Thursday, November 3, 2011

Canadian Earth Summit Coalition: Green economy should not replace sustainable development

The Canadian Earth Summit Coalition expects that the UN Conference on Sustainable Development will lead to A green economies’ roadmap that sets out clear, mutually-agreed upon sustainable development goals and targets (to complement and build on the Millennium Development Goals) accompanied by a timeline to undertake the great global transition to sustainability.

The Canadian Earth Summit Coalition puts forth the following specific remarks on the green economy:

-The concept of the “green economy” should not replace “sustainable development”; although greening economies plays an important role in achieving sustainable development, current definitions of a green economy ignore or gloss over the central questions of fairness, social justice and the rights of both humans and non-humans.

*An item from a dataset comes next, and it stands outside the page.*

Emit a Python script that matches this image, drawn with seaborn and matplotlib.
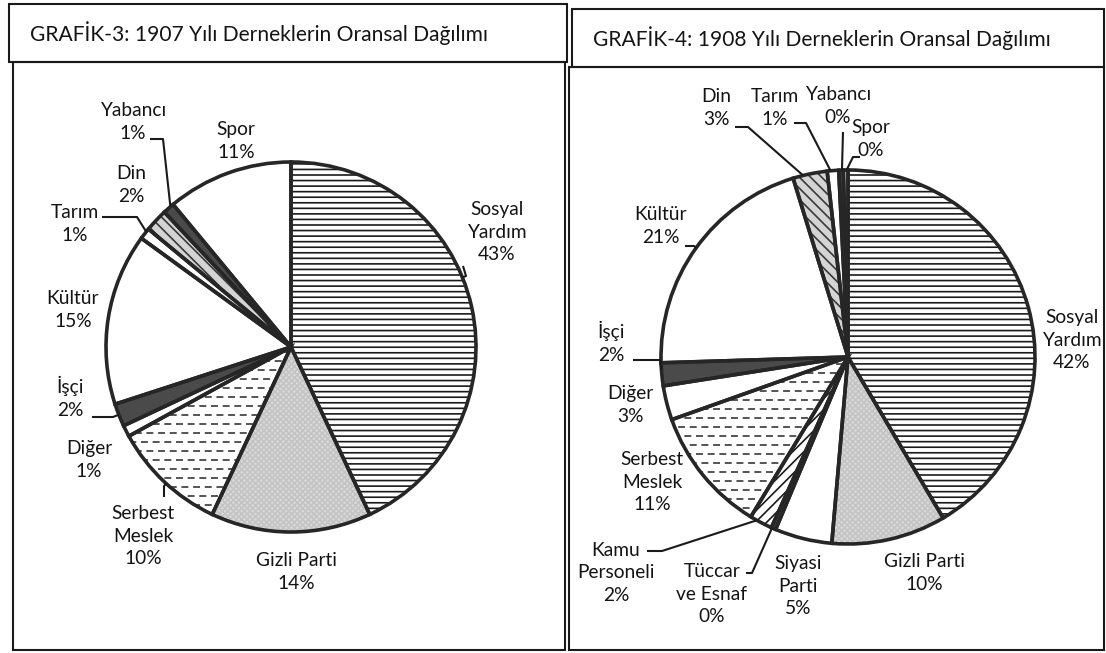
import numpy as np
import matplotlib
matplotlib.use("Agg")
import matplotlib.pyplot as plt
import seaborn as sns
from matplotlib.patches import Rectangle

# ---------------- data ----------------
titles = ["GRAFİK-3: 1907 Yılı Derneklerin Oransal Dağılımı",
          "GRAFİK-4: 1908 Yılı Derneklerin Oransal Dağılımı"]

categories_1907 = ["Sosyal Yardım", "Gizli Parti", "Serbest Meslek", "Diğer", "İşçi",
                   "Kültür", "Tarım", "Din", "Yabancı", "Spor"]
values_1907 = [43, 14, 10, 1, 2, 15, 1, 2, 1, 11]

categories_1908 = ["Sosyal Yardım", "Gizli Parti", "Siyasi Parti", "Tüccar ve Esnaf",
                   "Kamu Personeli", "Serbest Meslek", "Diğer", "İşçi", "Kültür",
                   "Din", "Tarım", "Yabancı", "Spor"]
values_1908 = [42, 10, 5, 0.4, 2, 11, 3, 2, 21, 3, 1, 0.4, 0.4]

# wrapped display names
display_names = {"Sosyal Yardım": "Sosyal\nYardım", "Serbest Meslek": "Serbest\nMeslek",
                 "Siyasi Parti": "Siyasi\nParti", "Tüccar ve Esnaf": "Tüccar\nve Esnaf",
                 "Kamu Personeli": "Kamu\nPersoneli"}

# ---------------- styles ----------------
DARK = "#4a4a4a"
styles = {  # face, hatch, hatch colour
    "Sosyal Yardım": ("white", "---", "#1a1a1a"),
    "Gizli Parti": ("#dadada", "xxxxxx", "#c4c4c4"),
    "Siyasi Parti": ("white", None, "white"),
    "Tüccar ve Esnaf": (DARK, None, DARK),
    "Kamu Personeli": ("white", "///", "#1a1a1a"),
    "Serbest Meslek": ("white", "dash", "#262626"),
    "Diğer": ("white", None, "white"),
    "İşçi": (DARK, None, DARK),
    "Kültür": ("white", None, "white"),
    "Tarım": ("white", None, "white"),
    "Din": ("#d4d4d4", "\\\\\\", "#3a3a3a"),
    "Yabancı": (DARK, None, DARK),
    "Spor": ("white", None, "white"),
}

W, H = 1106, 653
sns.set_theme(style="white")
plt.rcParams["font.family"] = ["Lato", "DejaVu Sans"]
plt.rcParams["lines.scale_dashes"] = False
plt.rcParams["hatch.linewidth"] = 1.2

fig = plt.figure(figsize=(W / 100, H / 100), dpi=100)
fig.patch.set_facecolor("white")
ax = fig.add_axes([0, 0, 1, 1])
ax.set_axis_off()

EDGE = "#262626"
TXT = "#141414"

# layout (image pixel coordinates, y downward)
panels = [
    dict(cats=categories_1907, vals=values_1907, center=(291, 347), r=185,
         title_xy=(30, 33),
         title_box=(9, 4, 567, 62), chart_box=(13, 62, 565, 650),
         label_xy={"Sosyal Yardım": (497, 232), "Gizli Parti": (296, 572),
                   "Serbest Meslek": (143, 536), "Diğer": (89, 460), "İşçi": (70, 397),
                   "Kültür": (73, 310), "Tarım": (75, 224), "Din": (131, 185),
                   "Yabancı": (133, 122), "Spor": (236, 141)},
         leaders={"Yabancı": [(150, 139), (163, 139)], "Tarım": [(102, 217), (137, 217)],
                  "Sosyal Yardım": [(463, 266), (466, 276)], "İşçi": [(92, 417), (113, 417)],
                  "Serbest Meslek": [(164, 497), (164, 486)]}),
    dict(cats=categories_1908, vals=values_1908, center=(848, 357), r=187,
         title_xy=(593, 38),
         title_box=(572, 9, 1104, 67), chart_box=(569, 67, 1104, 650),
         label_xy={"Sosyal Yardım": (1072, 340), "Gizli Parti": (924, 573),
                   "Siyasi Parti": (798, 586), "Tüccar ve Esnaf": (712, 594),
                   "Kamu Personeli": (616, 573), "Serbest Meslek": (652, 482),
                   "Diğer": (630, 405), "İşçi": (611, 342), "Kültür": (661, 226),
                   "Din": (716, 108), "Tarım": (775, 108), "Yabancı": (838, 106),
                   "Spor": (871, 139)},
         leaders={"Din": [(735, 127), (748, 127)], "Tarım": [(794, 123), (806, 123)],
                  "Yabancı": [(843, 132)], "Spor": [(860, 157), (853, 157)],
                  "Kültür": [(685, 246), (694, 246)], "İşçi": [(633, 360), (660, 360)],
                  "Kamu Personeli": [(647, 551), (662, 551)],
                  "Tüccar ve Esnaf": [(746, 573), (752, 573)]}),
]


def Y(y):
    return H - y


for k, p in enumerate(panels):
    # boxes
    for (x0, y0, x1, y1) in (p["title_box"], p["chart_box"]):
        ax.add_patch(Rectangle((x0, Y(y1)), x1 - x0, y1 - y0, fill=False,
                               edgecolor="#1a1a1a", linewidth=1.5, zorder=1))
    ax.text(p["title_xy"][0], Y(p["title_xy"][1]), titles[k],
            fontsize=15.1, color=TXT, ha="left", va="center", zorder=5)

    cx, cy = p["center"]
    r = p["r"]
    cats, vals = p["cats"], p["vals"]
    faces = [styles[c][0] for c in cats]
    wedges, _ = ax.pie(vals, colors=faces, startangle=90, counterclock=False,
                       center=(cx, Y(cy)), radius=r, frame=True,
                       wedgeprops=dict(linewidth=0))
    for w, c in zip(wedges, cats):
        face, hatch, hcol = styles[c]
        w.set_edgecolor(hcol)
        w.set_linewidth(0)
        w.set_zorder(2)
        if hatch and hatch != "dash":
            w.set_hatch(hatch)
        if hatch == "dash":
            yy = np.arange(Y(cy) - r, Y(cy) + r, 9.0)
            for i, yv in enumerate(yy):
                ln, = ax.plot([cx - r, cx + r], [yv, yv], color=hcol, lw=1.1,
                              linestyle=((i % 2) * 4.5, (5.0, 3.4)), zorder=3,
                              solid_capstyle="butt", dash_capstyle="butt")
                ln.set_clip_path(w)
    # outlines
    outl, _ = ax.pie(vals, startangle=90, counterclock=False, center=(cx, Y(cy)),
                     radius=r, frame=True,
                     wedgeprops=dict(facecolor="none", edgecolor=EDGE, linewidth=2.6))
    for w in outl:
        w.set_zorder(4)

    # labels
    for c, v, w in zip(cats, vals, wedges):
        lx, ly = p["label_xy"][c]
        txt = f"{display_names.get(c, c)}\n{round(v)}%"
        ax.text(lx, Y(ly), txt, fontsize=13.8, color=TXT, ha="center", va="center",
                multialignment="center", linespacing=1.42, zorder=6)
        if c in p["leaders"]:
            pts = [(x, Y(y)) for (x, y) in p["leaders"][c]]
            lastx, lasty = pts[-1]
            ang = np.degrees(np.arctan2(lasty - Y(cy), lastx - cx))
            t1, t2 = w.theta1, w.theta2
            ang = (ang - t1) % 360 + t1
            if ang > t2:
                ang = t2 - 0.3 * (t2 - t1) if (ang - t2) < (t1 + 360 - ang) else t1 + 0.3 * (t2 - t1)
            ex = cx + r * np.cos(np.radians(ang))
            ey = Y(cy) + r * np.sin(np.radians(ang))
            xs = [q[0] for q in pts] + [ex]
            ys = [q[1] for q in pts] + [ey]
            ax.plot(xs, ys, color="#1a1a1a", lw=1.5, zorder=5, solid_capstyle="butt")

ax.set_xlim(0, W)
ax.set_ylim(0, H)
ax.set_aspect("auto")
fig.savefig("out.png", dpi=100, facecolor="white")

-The overarching goal of the green economy should be defined in the context of sustainable patterns of consumption and production that are built on a fair and socially just economic system that meets the needs of all people and respects animal welfare within the ecological carrying capacity of the planet.

A green economy calls us to:

-Make sustainability a political priority

-Think in terms of systems, and act on the high leverage points (structures and mindsets)

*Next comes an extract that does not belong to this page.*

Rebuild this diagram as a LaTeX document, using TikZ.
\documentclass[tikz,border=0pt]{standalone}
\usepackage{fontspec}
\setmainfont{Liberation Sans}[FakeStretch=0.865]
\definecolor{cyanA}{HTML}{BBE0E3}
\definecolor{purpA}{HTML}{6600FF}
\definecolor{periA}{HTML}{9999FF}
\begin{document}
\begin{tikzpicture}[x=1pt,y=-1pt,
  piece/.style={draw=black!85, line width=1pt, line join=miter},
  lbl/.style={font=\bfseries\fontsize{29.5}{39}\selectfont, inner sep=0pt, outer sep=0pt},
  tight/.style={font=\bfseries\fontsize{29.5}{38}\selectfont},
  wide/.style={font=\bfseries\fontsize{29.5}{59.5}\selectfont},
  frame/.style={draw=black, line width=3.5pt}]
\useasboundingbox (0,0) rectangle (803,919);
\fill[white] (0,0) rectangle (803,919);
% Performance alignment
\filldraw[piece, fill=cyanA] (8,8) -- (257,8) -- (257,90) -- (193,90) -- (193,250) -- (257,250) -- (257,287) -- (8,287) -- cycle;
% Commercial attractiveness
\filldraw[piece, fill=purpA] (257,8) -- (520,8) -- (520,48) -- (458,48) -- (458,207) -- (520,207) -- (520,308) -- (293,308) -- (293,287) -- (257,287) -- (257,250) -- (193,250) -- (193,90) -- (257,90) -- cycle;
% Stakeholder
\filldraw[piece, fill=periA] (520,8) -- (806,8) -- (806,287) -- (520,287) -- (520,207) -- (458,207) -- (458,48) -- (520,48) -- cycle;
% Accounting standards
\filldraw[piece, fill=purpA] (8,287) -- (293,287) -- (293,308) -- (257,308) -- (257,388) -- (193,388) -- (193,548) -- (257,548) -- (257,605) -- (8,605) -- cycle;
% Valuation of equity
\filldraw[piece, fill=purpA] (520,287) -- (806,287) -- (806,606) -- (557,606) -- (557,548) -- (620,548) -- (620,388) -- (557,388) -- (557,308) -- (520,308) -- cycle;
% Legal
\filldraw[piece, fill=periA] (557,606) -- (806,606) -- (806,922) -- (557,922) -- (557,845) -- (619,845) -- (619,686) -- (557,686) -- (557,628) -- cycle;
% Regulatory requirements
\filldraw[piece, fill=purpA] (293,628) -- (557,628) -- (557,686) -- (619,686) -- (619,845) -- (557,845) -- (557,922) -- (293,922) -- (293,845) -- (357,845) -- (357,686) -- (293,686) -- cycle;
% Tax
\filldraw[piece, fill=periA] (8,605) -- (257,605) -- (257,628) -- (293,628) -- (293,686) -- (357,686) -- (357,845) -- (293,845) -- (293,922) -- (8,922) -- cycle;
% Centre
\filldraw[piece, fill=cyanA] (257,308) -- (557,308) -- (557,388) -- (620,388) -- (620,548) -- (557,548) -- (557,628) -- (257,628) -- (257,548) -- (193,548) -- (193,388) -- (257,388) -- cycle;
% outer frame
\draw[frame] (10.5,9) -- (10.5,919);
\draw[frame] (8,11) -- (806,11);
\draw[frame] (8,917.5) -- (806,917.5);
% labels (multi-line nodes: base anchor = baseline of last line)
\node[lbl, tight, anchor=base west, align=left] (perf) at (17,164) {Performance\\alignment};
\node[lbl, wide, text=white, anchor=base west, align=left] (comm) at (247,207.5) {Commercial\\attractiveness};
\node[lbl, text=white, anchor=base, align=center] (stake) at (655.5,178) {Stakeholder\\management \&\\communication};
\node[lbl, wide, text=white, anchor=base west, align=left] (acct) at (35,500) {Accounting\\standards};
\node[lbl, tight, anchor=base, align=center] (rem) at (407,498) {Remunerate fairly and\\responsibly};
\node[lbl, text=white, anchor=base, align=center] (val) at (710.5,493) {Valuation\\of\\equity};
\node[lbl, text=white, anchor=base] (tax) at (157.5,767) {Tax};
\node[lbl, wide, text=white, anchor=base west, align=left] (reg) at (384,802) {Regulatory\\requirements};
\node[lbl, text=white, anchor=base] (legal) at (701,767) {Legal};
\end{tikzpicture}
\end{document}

-Develop a bold, new economic vision that plans for the long term and provides for future
Generations

-Live within safe ecological margins, and redefine our relationship to the natural world and to
each other

-Address unjust disparities of wealth and income

-Prioritize meeting the needs of the world’s poor (in both high- and low-income countries) while simultaneously reducing the unsustainable Ecological Footprint of the world’s rich along a global framework of ‘contraction and convergence’

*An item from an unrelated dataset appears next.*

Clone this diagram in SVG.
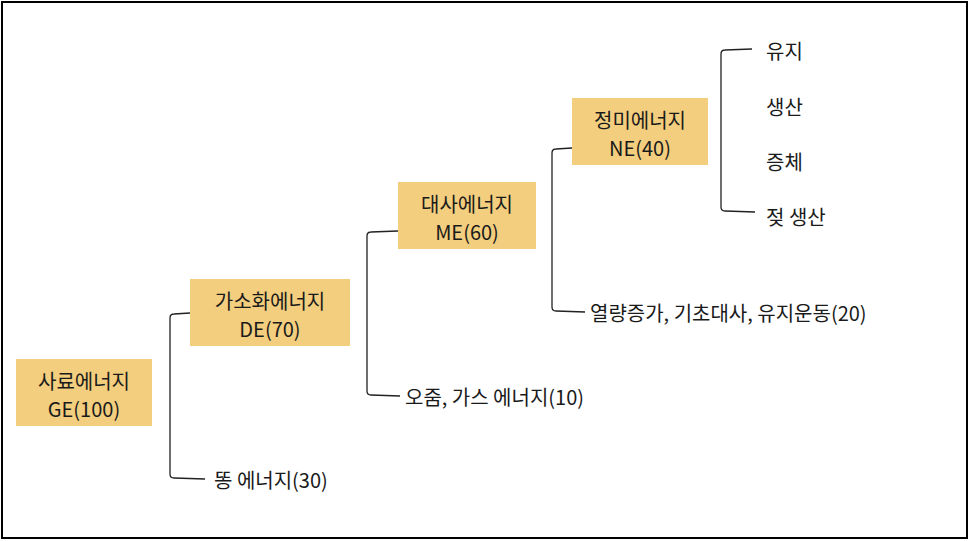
<svg xmlns="http://www.w3.org/2000/svg" width="971" height="541" viewBox="0 0 971 541">
<style>
.box{fill:#f2ce7e}
text{font-family:"Noto Sans CJK KR","Noto Sans",sans-serif;font-size:20px;fill:#1a1a1a;dominant-baseline:central}
.c{text-anchor:middle}
.ln{fill:none;stroke:#222;stroke-width:1.3}
</style>
<rect x="2" y="2" width="965" height="536" fill="#fff" stroke="#000" stroke-width="2"/>
<g id="connectors">
<path class="ln" d="M190,313 L174,314 Q170,314 170,318 L170,474 Q170,478 174,478 L205,479"/>
<path class="ln" d="M398,231 L371,232 Q367,232 367,236 L367,391 Q367,395 371,395 L400,396"/>
<path class="ln" d="M572,148 L556,149 Q552,149 552,153 L552,307 Q552,311 556,311 L585,312"/>
<path class="ln" d="M752,49 L725,50 Q721,50 721,54 L721,207 Q721,211 725,211 L755,212"/>
</g>
<g id="ge"><rect class="box" x="16" y="359" width="136" height="67"/><text class="c" x="84" y="380">사료에너지</text><text class="c" x="84" y="408">GE(100)</text></g>
<g id="de"><rect class="box" x="190" y="279" width="160" height="67"/><text class="c" x="270" y="300">가소화에너지</text><text class="c" x="270" y="328">DE(70)</text></g>
<g id="me"><rect class="box" x="398" y="182" width="138" height="67"/><text class="c" x="467" y="203">대사에너지</text><text class="c" x="467" y="231">ME(60)</text></g>
<g id="ne"><rect class="box" x="572" y="98" width="136" height="67"/><text class="c" x="640" y="119">정미에너지</text><text class="c" x="640" y="147">NE(40)</text></g>
<g id="labels">
<text x="214" y="479">똥 에너지(30)</text>
<text x="405" y="396">오줌, 가스 에너지(10)</text>
<text x="590" y="312">열량증가, 기초대사, 유지운동(20)</text>
<text x="766" y="50">유지</text>
<text x="766" y="106">생산</text>
<text x="766" y="161">증체</text>
<text x="766" y="216">젖 생산</text>
</g>
</svg>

-Redefine prosperity in more than simply economic and consumptive terms, and adopt new measures of progress and wellbeing

-Recognize that a country cannot “go at it alone”, and that reciprocity and cooperation is a key pillar of global wellbeing

Read the Canadian Earth Summit Coalition Input for Zero Draft compilation document from here

1 comment:

  1. I always thought "green" and "sustainable" were terms for the same thing, but apparently that is not the case. Am I understanding correctly that "green" is more comprehensive?